State of the Company
State of the Company
3 June 2015
I am leaving for a flight to Oregon in nine hours. The final hours before a flight always leave me in a state of mild anxiety, so now is as good of a time as any to write about how the past six months have progressed.
I have been self-employed now for six months and two weeks. It has been quite the experience, I must say! When I quit, I had twenty thousand dollars, but after a trip to Thailand and a nine-grand tax bill in April, my accounts going into the summer months totaled about seven-thousand. This is just to give some background on where things started from.
In January, I had a handful of sales due to a Google AdWords campaign. It was my first campaign with a limit of ten dollars per day. It brought in a number of off-season sales I probably would not have gotten and was good practice in campaign management. When I returned from Thailand at the end of January, I had a post-travel depression and business got pushed to the back burner. Not really a good thing when it is your only source of income.
By mid-February, I was beginning to realize just how much my tax liability would be, at an effective rate of twenty-six percent, so I finally got into gear and started prepping for summer.
In March, I began preparing to order about eight thousand dollars worth of inventory. The first three-quarters of this inventory has arrived and the last shipment should arrive in the next few weeks. This inventory should get me through summer and maybe over the winter months.
By April, my revenues were one-thousand one-hundred percent greater for the year so far as compared to the prior year. Pretty incredible improvement, and I saw it as a good sign for the rest of this year, considering that in that time last year, I had by then only received seven percent of my total orders for the year.
It is now June and from January 1 of this year, I have had nearly six times the revenue and three times the orders as compared to this time last year. Good progress.
With all this good news, I must admit that running a business without secondary income is quite challenging! With every dollar that comes in, I can choose to reinvest it into the business and eventually get two or three dollars back or I can pull it out and use it for myself. That is a very difficult choice to make right now.
Additionally, I am beginning to encounter a paradox of sorts that I had not expected. While the business is doing well and revenues are high, I am not actually making a lot of money in income because I must continually grow my inventory to keep up with expected increases in sales. So in the future, with inventory totaling fifty thousand dollars, I could expect to make one hundred thousand per year, but now, all of my income is tied up in growing inventory and I only have thirty thousand dollars in inventory. The more sales I have, the more money I get, the more inventory I need for future sales. I see no point at which this will plateau in the near future because there is no plateau for potential sales.

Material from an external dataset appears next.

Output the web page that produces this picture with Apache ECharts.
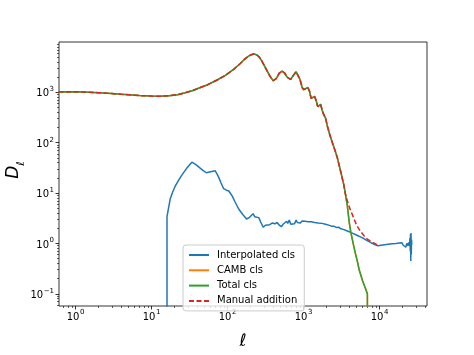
<!DOCTYPE html>
<html><head><meta charset="utf-8">
<script src="https://cdn.jsdelivr.net/npm/echarts@6/dist/echarts.min.js"></script>
<style>html,body{margin:0;padding:0;background:#fff}#c{width:474px;height:355px}</style>
</head><body><div id="c"></div>
<script>
// ---- data (raw values, plotted on log10 scales) ----
const interpEll = [16,16,17.6,19,20.5,23,25.2,29,34,38,41.7,47,52.6,60,69,76,82,89,97,104,115,125,135,145,160,178,195,205,217,228,238,258,275,295,315,333,
 360,390,420,450,480,510,540,570,600,620,650,680,720,760,800,830,870,910,960,1000,1050,1100,1150,1200,1260,1320,1400,1480,1560,1650,1750,1850,1950,2050,
 2200,2350,2500,2700,2900,3100,3250,3400,3550,3700,3850,4000,4200,4400,4600,4800,5000,5200,5450,5700,5950,6200,6500,6800,7100,7400,7700,8000,8400,8800,9200,9500,
 10000,10500,11000,11600,12300,13000,13800,14600,15500,16400,17300,18200,19000,19800,20500,21000,21600,22200,22800,23500,24200,24800,25200,25400,25600,25800,26000,26200,26400,26600];
const interpD = [0.001,3.4,7.6,10.5,13.7,18.5,23,31,41,37,33,28.5,25.3,26.5,27.6,21.2,16,12.2,11.4,11,8.8,6.8,5.4,4.5,3.7,3.05,3.3,3.6,3.9,3.4,3.2,3.25,2.6,2.1,2.3,2.5,
 2.35,2.55,2.45,2.6,2.3,2.15,2.4,2.3,2.75,2.5,2.9,2.4,2.6,2.45,2.9,2.6,2.75,2.55,2.8,2.6,2.75,2.55,2.7,2.6,2.7,2.5,2.6,2.5,2.55,2.4,2.5,2.35,2.4,2.3,
 2.28,2.18,2.2,2.08,2.1,1.95,2.0,1.88,1.92,1.78,1.82,1.7,1.72,1.6,1.63,1.5,1.53,1.42,1.45,1.33,1.36,1.25,1.24,1.15,1.16,1.07,1.08,1.0,0.98,0.94,0.93,0.9,
 0.88,0.92,0.9,0.94,0.92,0.96,0.93,0.98,0.95,1.0,0.97,1.02,0.98,1.03,0.92,0.85,0.95,0.84,1.0,0.9,1.05,0.88,1.3,0.7,1.55,0.45,1.6,0.6,1.2,0.95];

const cambEll = [0.6,1,1.5,2,3,4,5,7,10,13,17,22,27,35,44,55,73,95,120,145,165,185,205,222,240,260,280,305,333,365,400,440,480,523,560,610,675,740,800,840,900,960,
 1010,1070,1140,1200,1260,1330,1400,1470,1540,1600,1680,1760,1850,1900,1960,2050,2100,2230,2400,2600,2790,3090,3410,3520,3780,4000,4170,4500,4800,5130,5400,6000,6500,6930,6960];
const cambD = [1020,1030,1010,985,945,915,895,862,842,840,858,900,970,1090,1250,1420,1760,2200,2850,3650,4450,5100,5600,5750,5600,5100,4300,3400,2650,2050,1700,1900,2400,2630,2450,2000,1800,2200,2560,2450,1800,1250,
 1130,1200,1250,1050,760,780,830,680,520,560,580,440,360,370,300,220,215,140,100,70,50,26.5,14,10.5,5.5,2.6,1.75,1.0,0.65,0.43,0.3,0.18,0.13,0.1,0.001];
const totalEll = cambEll;
const totalD = cambD;

const manualEll = cambEll.slice(0, 65).concat([3520,3780,4100,4500,5000,5600,6300,7000,8000,9000,9800]);
const manualD = cambD.slice(0, 65).concat([10.3,7.0,4.8,3.4,2.3,1.75,1.4,1.2,1.06,0.97,0.92]);

const seriesNames = ['Interpolated cls','CAMB cls','Total cls','Manual addition'];
const seriesColors = ['#1f77b4','#ff7f0e','#2ca02c','#d62728'];
const xMajorExp = [0,1,2,3,4];
const yMajorExp = [-1,0,1,2,3];

// ---- helpers ----
const L = Math.log10;
const pts = (xs, ys) => xs.map((x, i) => [L(x), L(ys[i])]);
function minorTicks(lo, hi) {
  const out = [];
  for (let n = -2; n <= 5; n++) for (let k = 2; k <= 9; k++) {
    const v = n + L(k);
    if (v >= lo && v <= hi) out.push(v);
  }
  return out;
}
const XMIN = -0.217, XMAX = 4.625, YMIN = -1.243, YMAX = 4.0;
const font = 'DejaVu Sans';
const supFmt = v => { const e = Math.round(v); return '{b|10}{s|' + (e < 0 ? '\u2212' + (-e) : e) + '}'; };
const rich = {
  b: {fontSize: 10, fontFamily: font, color: '#000', lineHeight: 13, verticalAlign: 'bottom'},
  s: {fontSize: 7, fontFamily: font, color: '#000', lineHeight: 13, verticalAlign: 'top', padding: [0,0,0,0.5]}
};
const tickLine = {color: '#000', width: 0.8};

function axisPair(dim, min, max, major) {
  const main = {
    type: 'value', min, max, gridIndex: 0,
    axisLine: {show: false, onZero: false}, splitLine: {show: false},
    axisTick: {show: true, customValues: major, length: 3.5, lineStyle: tickLine},
    axisLabel: {show: true, customValues: major, formatter: supFmt, rich, margin: dim === 'x' ? 3 : 5}
  };
  const minor = {
    type: 'value', min, max, gridIndex: 0,
    axisLine: {show: false, onZero: false}, splitLine: {show: false},
    axisTick: {show: true, customValues: minorTicks(min, max), length: 2, lineStyle: {color: '#000', width: 0.6}},
    axisLabel: {show: false}
  };
  if (dim === 'x') { main.position = 'bottom'; minor.position = 'bottom'; }
  else { main.position = 'left'; minor.position = 'left'; }
  return [main, minor];
}

const chart = echarts.init(document.getElementById('c'), null, {renderer: 'canvas'});
const xAxes = axisPair('x', XMIN, XMAX, xMajorExp);
xAxes[0].name = '\u2113';
xAxes[0].nameLocation = 'middle';
xAxes[0].nameGap = 27;
xAxes[0].nameTextStyle = {fontSize: 17, fontStyle: 'italic', fontFamily: font, color: '#000'};

const lineSeries = (i, data, extra) => Object.assign({
  name: seriesNames[i], type: 'line', data, symbol: 'none', showSymbol: false,
  xAxisIndex: 0, yAxisIndex: 0, clip: true, z: 2 + i,
  lineStyle: {color: seriesColors[i], width: 1.5}, itemStyle: {color: seriesColors[i]}
}, extra || {});

chart.setOption({
  animation: false,
  backgroundColor: '#fff',
  grid: {left: 59, right: 47, top: 42, bottom: 39, show: true, borderColor: '#000', borderWidth: 0.8, backgroundColor: 'transparent'},
  xAxis: xAxes,
  yAxis: axisPair('y', YMIN, YMAX, yMajorExp),
  legend: {
    orient: 'vertical', left: 183, top: 245,
    padding: [5, 7, 5, 5], itemGap: 5.3, itemWidth: 20, itemHeight: 10,
    backgroundColor: 'rgba(255,255,255,0.8)', borderColor: '#cccccc', borderWidth: 1, borderRadius: 3,
    itemStyle: {opacity: 0},
    textStyle: {fontSize: 10, fontFamily: font, color: '#000', padding: [0,0,0,3]},
    data: seriesNames
  },
  graphic: [{
    type: 'text', x: 16, y: 170, rotation: Math.PI / 2,
    style: {text: '{d|D}{l|\u2113}', align: 'center', verticalAlign: 'middle',
      rich: {d: {fontSize: 17, fontStyle: 'italic', fontFamily: font, color: '#000', lineHeight: 22, verticalAlign: 'top'},
             l: {fontSize: 11, fontStyle: 'italic', fontFamily: font, color: '#000', lineHeight: 22, verticalAlign: 'bottom'}}}
  }],
  series: [
    lineSeries(0, pts(interpEll, interpD)),
    lineSeries(1, pts(cambEll, cambD)),
    lineSeries(2, pts(totalEll, totalD)),
    lineSeries(3, pts(manualEll, manualD), {lineStyle: {color: seriesColors[3], width: 1.5, type: [5, 2.5]}})
  ]
});
</script></body></html>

Perhaps the biggest challenge is the beast that is moving a company. I am now twenty-three years old. I live in my parents’ house. I enjoy living here, it is true, but I must set off on my own in the near future. How easy my life would be if I had no company. If not for this business, I could move into a four-hundred dollars per month room and live off about twelve-hundred dollars per month with relative ease. But alas, that is not the case!
Moving a business seems to be like moving yourself out twice. You must have a home and your business must have a home. How I wish I could move this business into a warehouse and live in said warehouse. Curse you, zoning laws! I must have internet in my home and I must have internet in my warehouse. I must have insurance in my home and I must have insurance in my warehouse. Nearly every cost that is incurred in moving out is seemingly doubled again in moving a business. Potentially, I could move into a relatively large house and use the house as a warehouse, but it is not particularly ideal, since houses are not designed to function as large-scale warehouses. More ideally, again, I would prefer to live in a warehouse.
While I may be able to move out or move my company, it does not seem like I am in a position to do both, so that is difficult to work around. Nonetheless, my goal is still to move out before my twenty-fourth birthday. Perhaps I will have to rent out rooms, I am not sure, but I aim to make it work.
When I return from Oregon, I will be arranging an appointment with zoning officers of the various valley cities to determine if there are any areas where I could live in my ideal situation. Nevertheless, it is certain that the next six months will be as interesting as the last six months!